Patronların bile asgari ücrete zam yapılmasını istemesi, sessiz çoğunluğun artık daha fazla susamayacağını gösteriyor. Çalışanlar, işverenler, esnaf ve sanayici; hepsi farklı uçlarda olsa da artık ortak bir zeminde buluşuyor: Hayat pahalı, geçim zor, destek şart.
Bu noktada iktidarın nasıl bir yanıt vereceği merakla bekleniyor. Temmuz ayında bir ara zam yapılacak mı, yapılacaksa oranı ne olacak? Asgari ücretli milyonlar için bu karar sadece rakamsal değil, aynı zamanda yaşamsal bir önemde.
GGYD Başkanı’nın çağrısı, aslında “Biz de zorlanıyoruz ama çalışan da artık tükendi” diyen işverenlerin sesi olarak önem taşıyor. Hem ekonominin hem de toplumun yeniden dengelenebilmesi için sadece büyük şirketleri değil, sıradan vatandaşı da gözeten politikaların hayata geçirilmesi gerekiyor.

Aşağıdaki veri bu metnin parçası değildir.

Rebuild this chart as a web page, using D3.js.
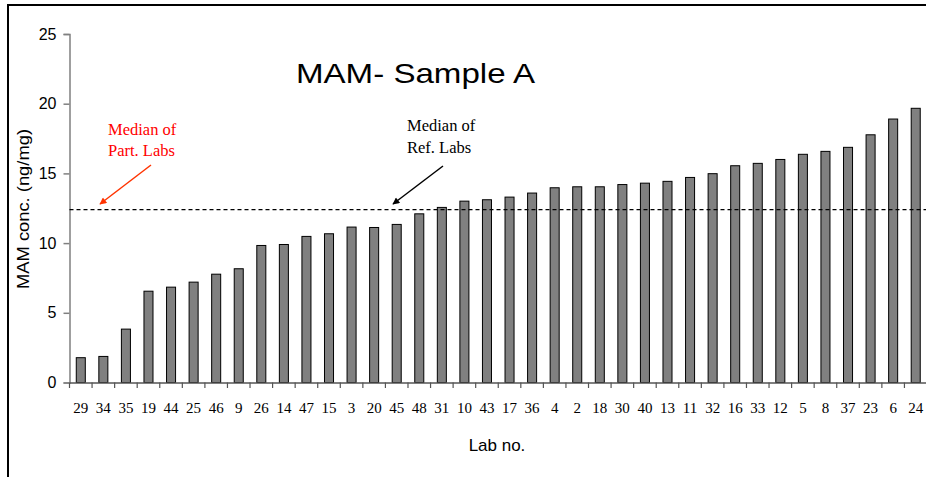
<!DOCTYPE html>
<html>
<head>
<meta charset="utf-8">
<script src="https://cdn.jsdelivr.net/npm/d3@7"></script>
<style>
  html, body { margin: 0; padding: 0; background: #fff; }
  svg { display: block; }
</style>
</head>
<body>
<svg id="chart" width="926" height="478"></svg>
<script>
const labs = ["29","34","35","19","44","25","46","9","26","14","47","15","3","20","45","48","31","10","43","17","36","4","2","18","30","40","13","11","32","16","33","12","5","8","37","23","6","24"];
const values = [1.78,1.87,3.83,6.55,6.84,7.2,7.77,8.16,9.83,9.9,10.48,10.67,11.15,11.12,11.34,12.1,12.56,13.01,13.11,13.3,13.59,13.97,14.04,14.04,14.2,14.3,14.43,14.71,14.98,15.55,15.72,16.0,16.37,16.58,16.87,17.77,18.9,19.67];
const yTicks = [0,5,10,15,20,25];
const medianRef = 12.4;
const title = "MAM- Sample A";
const yLabel = "MAM conc. (ng/mg)";
const xLabel = "Lab no.";
const notePart = ["Median of","Part. Labs"];
const noteRef = ["Median of","Ref. Labs"];

const svg = d3.select("#chart");
const mLeft = 69.5, mRight = 927, mTop = 34, mBottom = 382.5;

const x = d3.scaleBand().domain(labs).range([mLeft, mRight]).padding(0);
const y = d3.scaleLinear().domain([0, 25]).range([mBottom, mTop]);

// frame
svg.append("line").attr("x1", 8).attr("x2", 926).attr("y1", 5).attr("y2", 5)
  .attr("stroke", "#000").attr("stroke-width", 2);
svg.append("line").attr("x1", 8).attr("x2", 8).attr("y1", 4).attr("y2", 477)
  .attr("stroke", "#000").attr("stroke-width", 2);

// defs arrowheads
const defs = svg.append("defs");
function marker(id, color) {
  defs.append("marker").attr("id", id).attr("viewBox", "0 0 10 10")
    .attr("refX", 9).attr("refY", 5).attr("markerWidth", 9).attr("markerHeight", 7)
    .attr("markerUnits", "userSpaceOnUse").attr("orient", "auto")
    .append("path").attr("d", "M0,0 L10,5 L0,10 z").attr("fill", color);
}
marker("arrRed", "#ff3300");
marker("arrBlack", "#000");

// bars
const bw = x.bandwidth() * 0.4;
svg.append("g").selectAll("rect").data(labs).join("rect")
  .attr("x", (d) => x(d) + x.bandwidth() / 2 - bw / 2)
  .attr("y", (d, i) => y(values[i]))
  .attr("width", bw)
  .attr("height", (d, i) => y(0) - y(values[i]))
  .attr("fill", "#808080")
  .attr("stroke", "#000")
  .attr("stroke-width", 1);

// y axis
const yAxis = svg.append("g").attr("transform", `translate(${mLeft},0)`)
  .call(d3.axisLeft(y).tickValues(yTicks).tickSize(6).tickPadding(7).tickFormat(d3.format("d")));
yAxis.select(".domain").attr("stroke", "#808080").attr("stroke-width", 1.5);
yAxis.selectAll(".tick line").attr("stroke", "#808080").attr("stroke-width", 1.5);
yAxis.selectAll("text").attr("font-family", "Liberation Sans, Arial, sans-serif")
  .attr("font-size", 16).attr("fill", "#000");

// x axis
const xAxis = svg.append("g").attr("transform", `translate(0,${mBottom})`)
  .call(d3.axisBottom(x).tickSize(0).tickPadding(20));
xAxis.select(".domain").attr("stroke", "#555").attr("stroke-width", 1.5);
xAxis.selectAll("text").attr("font-family", "Liberation Serif, Times New Roman, serif")
  .attr("font-size", 15).attr("fill", "#000");
// tick marks at category boundaries
const bounds = labs.map(d => x(d)).concat([x(labs[labs.length - 1]) + x.bandwidth()]);
xAxis.append("g").selectAll("line").data(bounds).join("line")
  .attr("x1", d => d).attr("x2", d => d).attr("y1", 0).attr("y2", 5.5)
  .attr("stroke", "#555").attr("stroke-width", 1.2);

// median line
svg.append("line").attr("x1", mLeft).attr("x2", 926)
  .attr("y1", y(medianRef)).attr("y2", y(medianRef))
  .attr("stroke", "#000").attr("stroke-width", 1.3).attr("stroke-dasharray", "4,3");

// title
svg.append("text").attr("x", 296).attr("y", 83)
  .attr("font-family", "Liberation Sans, Arial, sans-serif").attr("font-size", 28)
  .attr("textLength", 239).attr("lengthAdjust", "spacingAndGlyphs")
  .attr("fill", "#000").text(title);

// axis titles
svg.append("text").attr("transform", "translate(29,209) rotate(-90)").attr("text-anchor", "middle")
  .attr("font-family", "Liberation Sans, Arial, sans-serif").attr("font-size", 16)
  .attr("textLength", 160).attr("lengthAdjust", "spacingAndGlyphs")
  .attr("fill", "#000").text(yLabel);
svg.append("text").attr("x", 497).attr("y", 451).attr("text-anchor", "middle")
  .attr("font-family", "Liberation Sans, Arial, sans-serif").attr("font-size", 17)
  .attr("fill", "#000").text(xLabel);

// annotations
const serif = "Liberation Serif, Times New Roman, serif";
svg.append("g").selectAll("text").data(notePart).join("text")
  .attr("x", 108).attr("y", (d, i) => 135 + i * 21)
  .attr("font-family", serif).attr("font-size", 16.5).attr("fill", "#ff0000").text(d => d);
svg.append("g").selectAll("text").data(noteRef).join("text")
  .attr("x", 407).attr("y", (d, i) => 131 + i * 22)
  .attr("font-family", serif).attr("font-size", 16.5).attr("fill", "#000").text(d => d);

svg.append("line").attr("x1", 151).attr("y1", 165).attr("x2", 100).attr("y2", 204)
  .attr("stroke", "#ff3300").attr("stroke-width", 1.5).attr("marker-end", "url(#arrRed)");
svg.append("line").attr("x1", 443).attr("y1", 166).attr("x2", 393).attr("y2", 204)
  .attr("stroke", "#000").attr("stroke-width", 1.5).attr("marker-end", "url(#arrBlack)");
</script>
</body>
</html>
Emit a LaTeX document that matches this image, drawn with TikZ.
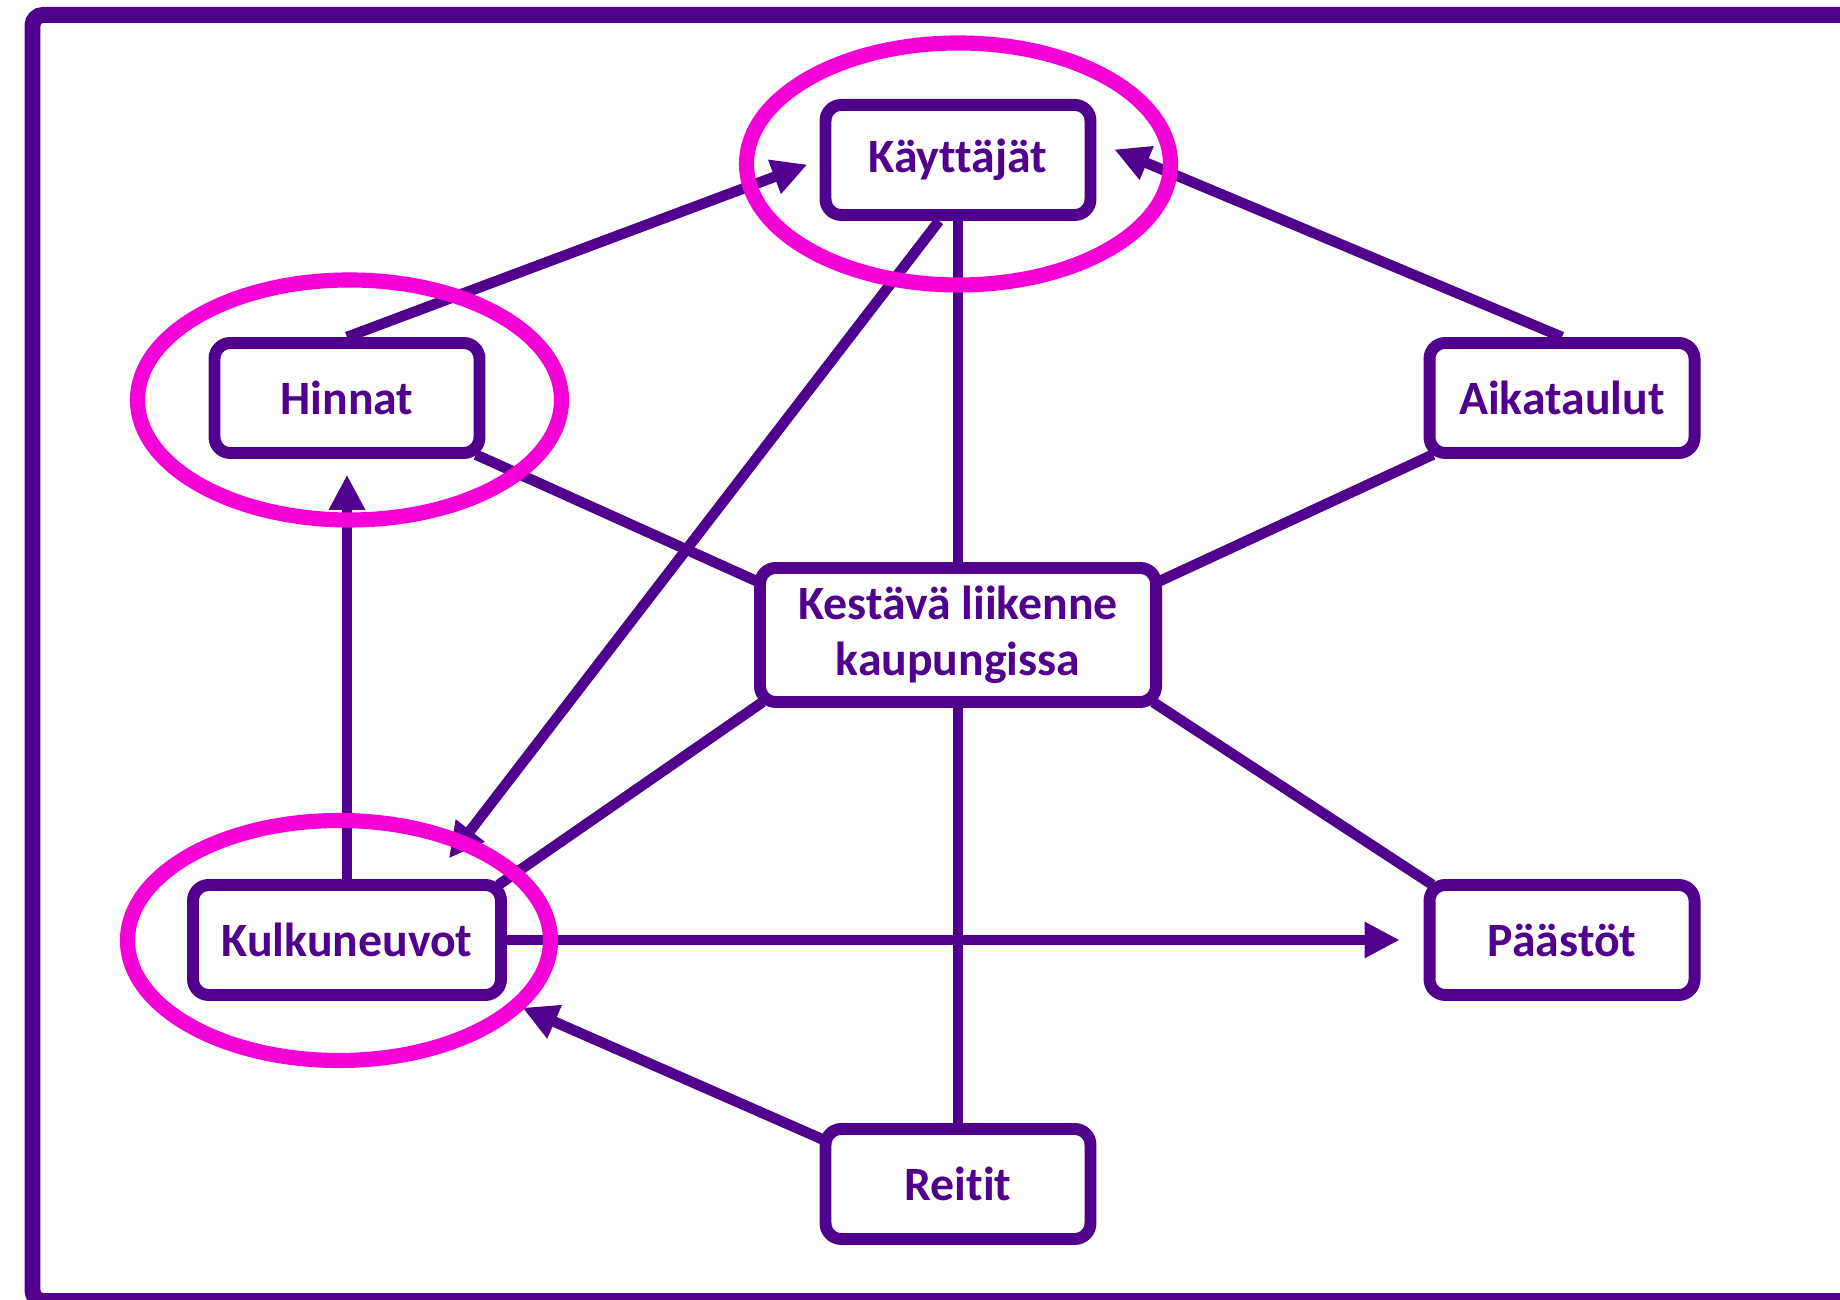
\documentclass[tikz,border=0pt]{standalone}
\usepackage{fontspec}
\setmainfont{Carlito}[Ligatures={NoCommon}]
\usetikzlibrary{arrows.meta,backgrounds}
\definecolor{violetline}{RGB}{80,0,140}
\definecolor{ringpink}{RGB}{245,0,215}
\tikzset{
  topic/.style={draw=violetline, line width=3.4pt, rounded corners=4.5pt, fill=white,
    text=violetline, font=\fontsize{13.6}{16}\selectfont\bfseries,
    minimum width=2.65cm, minimum height=1.1cm, inner sep=0pt, align=center},
  link/.style={draw=violetline, line width=3pt},
  arr/.style={link, -{Triangle[length=10pt,width=9.7pt]}},
  ring/.style={draw=ringpink, line width=4.3pt},
}
\begin{document}
\begin{tikzpicture}
\useasboundingbox (0,0) rectangle (18.4,13);
\draw[violetline, line width=4.55pt, rounded corners=3pt] (18.8,12.85) -- (0.325,12.85) -- (0.325,-0.01) -- (18.8,-0.01);
\node[topic] (kayt) at (9.58,11.40) {Käyttäjät};
\node[topic] (hinnat) at (3.47,9.02) {Hinnat};
\node[topic] (aika) at (15.62,9.02) {Aikataulut};
\node[topic, minimum width=3.96cm, minimum height=1.34cm] (kest) at (9.58,6.65) {Kestävä liikenne\\kaupungissa};
\node[topic, minimum width=3.08cm] (kulku) at (3.47,3.60) {Kulkuneuvot};
\node[topic] (paas) at (15.62,3.60) {Päästöt};
\node[topic] (reitit) at (9.58,1.16) {Reitit};
\begin{scope}[on background layer]
\draw[link] (kayt.south) -- (kest.north);
\draw[link] (kest.south) -- (reitit.north);
\draw[link, shorten <=-3pt, shorten >=-3pt] (hinnat.south east) -- ([yshift=-1.8mm]kest.north west);
\draw[link, shorten <=-3pt, shorten >=-3pt] (aika.south west) -- ([yshift=-1.8mm]kest.north east);
\draw[link, shorten <=-3pt, shorten >=-3pt] (kest.south west) -- (kulku.north east);
\draw[link, shorten <=-3pt, shorten >=-3pt] (kest.south east) -- (paas.north west);
\draw[arr, shorten >=3.7pt] (hinnat.north) -- (kayt.west);
\draw[arr, shorten >=5.5pt] (aika.north) -- ([yshift=1.8mm]kayt.east);
\draw[arr, shorten >=7.4pt] ([xshift=-1.9mm]kayt.south) -- ([xshift=8.6mm]kulku.north);
\draw[arr, shorten >=4.5pt] (kulku.north) -- (hinnat.south);
\draw[arr, shorten >=6.8pt] (kulku.east) -- (paas.west);
\draw[arr, shorten <=-3pt, shorten >=4.8pt] ([yshift=-1.5mm]reitit.north west) -- (kulku.south east);
\end{scope}
\draw[ring] (9.585,11.36) ellipse [x radius=2.12, y radius=1.21];
\draw[ring] (3.495,9.0) ellipse [x radius=2.12, y radius=1.20];
\draw[ring] (3.39,3.595) ellipse [x radius=2.115, y radius=1.20];
\end{tikzpicture}
\end{document}
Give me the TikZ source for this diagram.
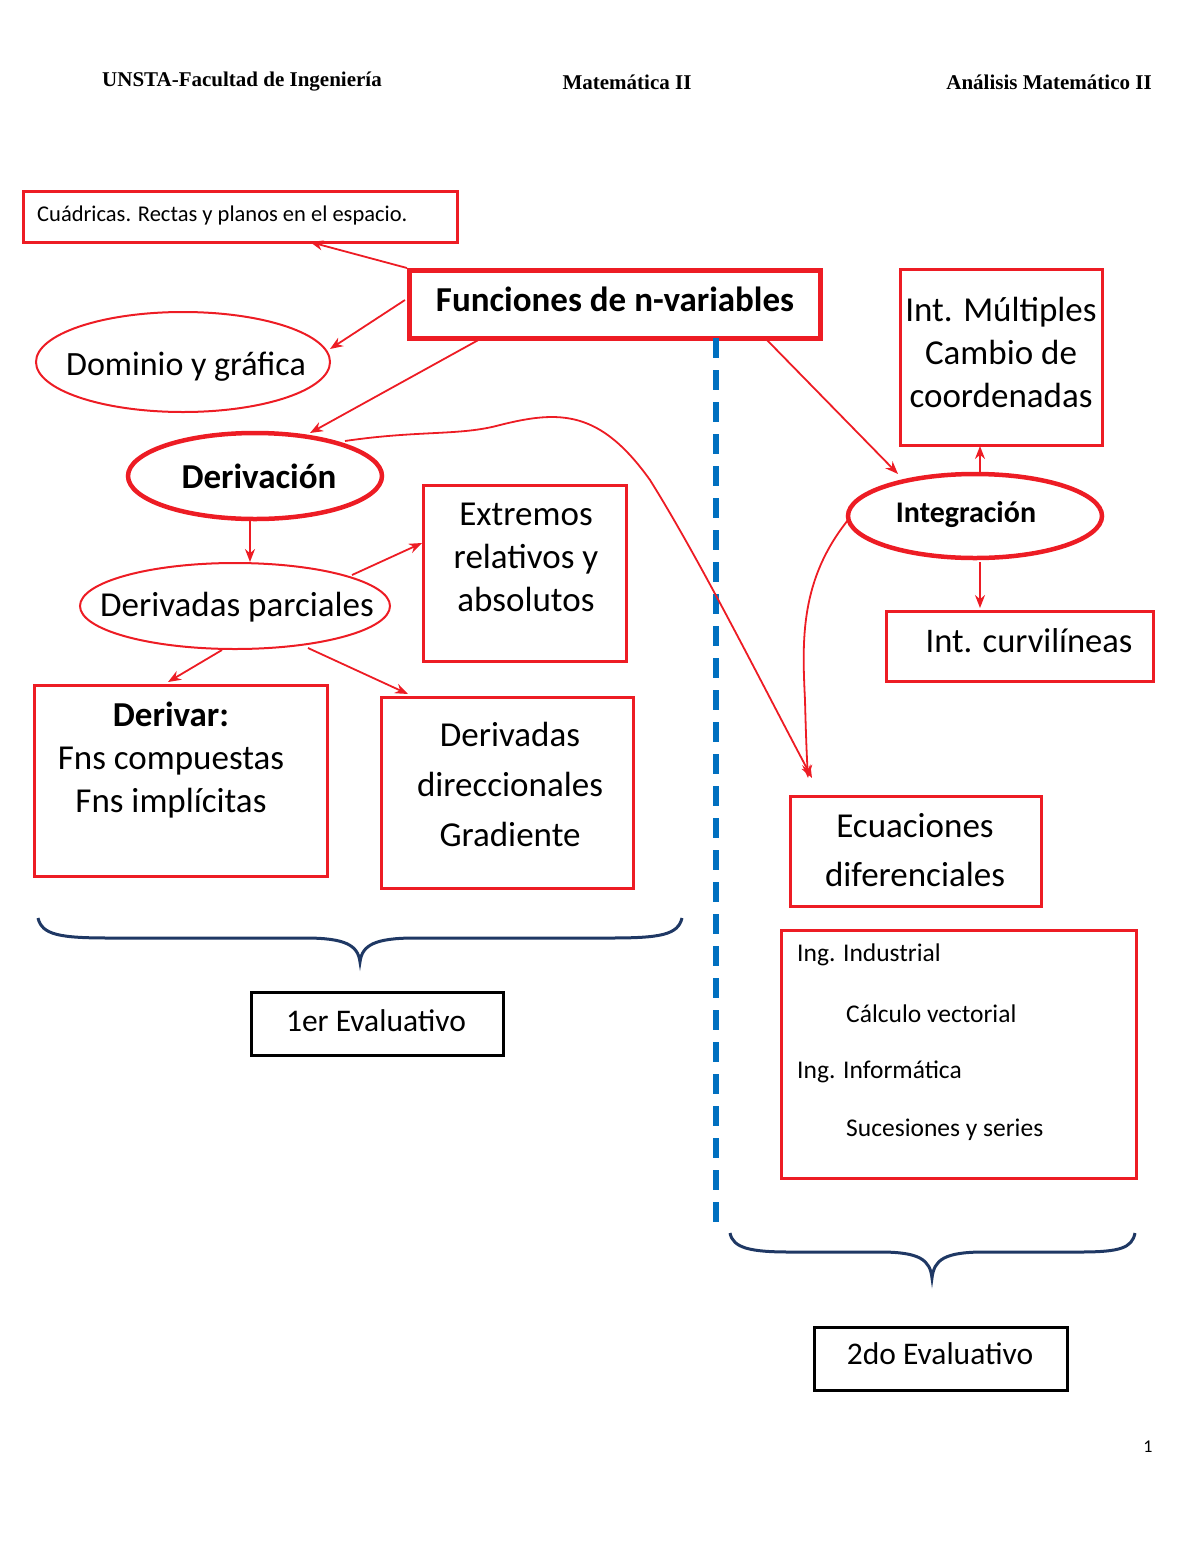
\documentclass[tikz,border=0pt]{standalone}
\usepackage{fontspec}
\setmainfont{Carlito}
\newfontfamily\hdr{Liberation Serif}
\usetikzlibrary{shapes.geometric,arrows.meta}
\definecolor{rd}{RGB}{237,28,36}
\definecolor{nv}{RGB}{31,56,100}
\definecolor{bl}{RGB}{0,112,192}
\newcommand{\fs}[1]{\fontsize{#1}{1.2\dimexpr #1pt\relax}\selectfont}
\tikzset{
 box/.style={draw=rd,line width=2.5pt,rectangle,anchor=north west,inner sep=0pt},
 ell/.style={draw=rd,line width=2pt},
 thk/.style={line width=4.5pt},
 arr/.style={draw=rd,line width=1.8pt,-{Stealth[length=13pt,width=10pt]}},
 brace/.style={draw=nv,line width=3pt},
 bbox/.style={draw=black,line width=2.5pt,rectangle,anchor=north west,inner sep=0pt},
 txt/.style={align=center,inner sep=0pt},
 ml/.style={align=center,inner sep=0pt,font={\fontsize{35}{#1}\selectfont}}
}
\begin{document}
\begin{tikzpicture}[x=1pt,y=-1pt]
\useasboundingbox (0,0) rectangle (1200,1553);
% header
\node[inner sep=0] (h1) at (242,82) {\hdr\bfseries\fs{21}UNSTA-Facultad de Ingeniería};
\node[inner sep=0] (h2) at (627,82) {\hdr\bfseries\fs{21}Matemática II};
\node[inner sep=0] (h3) at (1049,82) {\hdr\bfseries\fs{21}Análisis Matemático II};
\node[inner sep=0] (pg) at (1148,1447) {\fs{18}1};
% boxes
\node[box,minimum width=434pt,minimum height=51pt] (cua) at (22,190) {};
\node[anchor=west,inner sep=0] (cuat) at (37,215) {\fs{22.5}Cuádricas. Rectas y planos en el espacio.};
\node[box,thk,minimum width=411pt,minimum height=68pt] (fun) at (407,268) {};
\node[txt] (funt) at (615,299) {\fs{35}\bfseries Funciones de n-variables};
\draw[ell] (183,362) ellipse [x radius=147pt, y radius=50pt];
\node[txt] (dom) at (186,367) {\fs{34}Dominio y gráfica};
\draw[ell,thk] (255,476) ellipse [x radius=127pt, y radius=43pt];
\node[txt] (der) at (259,476) {\fs{35}\bfseries Derivación};
\draw[ell] (235,606) ellipse [x radius=155pt, y radius=43pt];
\node[txt] (dp) at (237,607) {\fs{35}Derivadas parciales};
\node[box,minimum width=203pt,minimum height=176pt] (ext) at (422,484) {};
\node[ml=43pt] (extt) at (526,557) {Extremos\\relativos y\\absolutos};
\node[box,minimum width=293pt,minimum height=191pt] (dvr) at (33,684) {};
\node[ml=43pt] (dvrt) at (171,760) {\textbf{Derivar:}\\Fns compuestas\\Fns implícitas};
\node[box,minimum width=252pt,minimum height=191pt] (dd) at (380,696) {};
\node[ml=50pt] (ddt) at (510,784) {Derivadas\\direccionales\\Gradiente};
\node[box,minimum width=202pt,minimum height=176pt] (im) at (899,268) {};
\node[ml=43pt] (imt) at (1001,352) {Int. Múltiples\\Cambio de\\coordenadas};
\draw[ell,thk] (975,516) ellipse [x radius=127pt, y radius=42pt];
\node[txt] (int) at (966,515) {\fs{30}\bfseries Integración};
\node[box,minimum width=267pt,minimum height=70pt] (ic) at (885,610) {};
\node[txt] (ict) at (1029,641) {\fs{34.5}Int. curvilíneas};
\node[box,minimum width=251pt,minimum height=110pt] (ed) at (789,795) {};
\node[ml=49pt] (edt) at (915,850) {Ecuaciones\\diferenciales};
\node[box,minimum width=355pt,minimum height=248pt] (ing) at (780,929) {};
\node[anchor=west,inner sep=0] (i1) at (797,955) {\fs{25.5}Ing. Industrial};
\node[anchor=west,inner sep=0] (i2) at (846,1014) {\fs{25.5}Cálculo vectorial};
\node[anchor=west,inner sep=0] (i3) at (797,1072) {\fs{25.5}Ing. Informática};
\node[anchor=west,inner sep=0] (i4) at (846,1130) {\fs{25.5}Sucesiones y series};
\node[bbox,minimum width=252pt,minimum height=63pt] (e1) at (250,991) {};
\node[txt] (e1t) at (376,1021) {\fs{31.5}1er Evaluativo};
\node[bbox,minimum width=253pt,minimum height=63pt] (e2) at (813,1326) {};
\node[txt] (e2t) at (940,1354) {\fs{31.5}2do Evaluativo};
% dashed line
\coordinate (d1) at (716,338); \coordinate (d2) at (716,1226);
\draw[draw=bl,line width=6pt,dash pattern=on 20pt off 12pt] (d1) -- (d2);
% braces
\draw[brace] (38,918) .. controls (42,935) and (60,938) .. (110,938) -- (305,938) .. controls (345,938) and (358,945) .. (360,962) .. controls (362,945) and (375,938) .. (415,938) -- (610,938) .. controls (660,938) and (678,935) .. (682,918);
\draw[brace] (730,1233) .. controls (733,1248) and (750,1252) .. (790,1252) -- (880,1252) .. controls (920,1252) and (930,1260) .. (932,1278) .. controls (934,1260) and (944,1252) .. (984,1252) -- (1080,1252) .. controls (1120,1252) and (1132,1248) .. (1135,1233);
% arrows
\draw[arr] (fun.north west) -- (310,242);
\draw[arr] (405,300) -- (330,349);
\draw[arr] (482,338) -- (310,433);
\draw[arr] (250,520) -- (250,562);
\draw[arr] (352,575) -- (422,543);
\draw[arr] (222,650) -- (168,682);
\draw[arr] (308,648) -- (408,694);
\draw[arr] (765,338) -- (898,474);
\draw[arr] (980,474) -- (980,446);
\draw[arr] (980,562) -- (980,608);
\draw[arr] (345,441) .. controls (420,430) and (460,436) .. (500,425) .. controls (560,410) and (600,410) .. (650,480) .. controls (700,560) and (760,680) .. (812,778);
\draw[arr] (848,520) .. controls (800,580) and (802,640) .. (805,700) .. controls (806,740) and (807,760) .. (808,778);
\end{tikzpicture}
\end{document}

SONUÇ: ORTAK GELECEĞİ KURMA ZAMANI
Asgari ücretin artırılması talebi, artık sadece bir ücret pazarlığı değil; ekonominin yeniden ayağa kalkması için bir çıkış yolu. GGYD Başkanı Allıoğlu’nun çağrısı, iş dünyasından gelen ilk ama muhtemelen son olmayacak ses. Çünkü sistemin bütün dişlileri sıkışmış durumda.
Bu çağrı dikkate alınmazsa, sadece dar gelirliler değil, işverenler, üreticiler, tüketiciler, hatta devlet bile zarar görmeye devam edecek. Artık çözüm zamanı; üretenden tüketene, işçiden patrona kadar herkesin çıkarını ortaklaştıran politikalar gerekiyor.
Asgari ücret zammı belki tek başına her şeyi çözmez, ama bu kriz ortamında en azından yeni bir sayfa açmak için önemli bir başlangıç olabilir.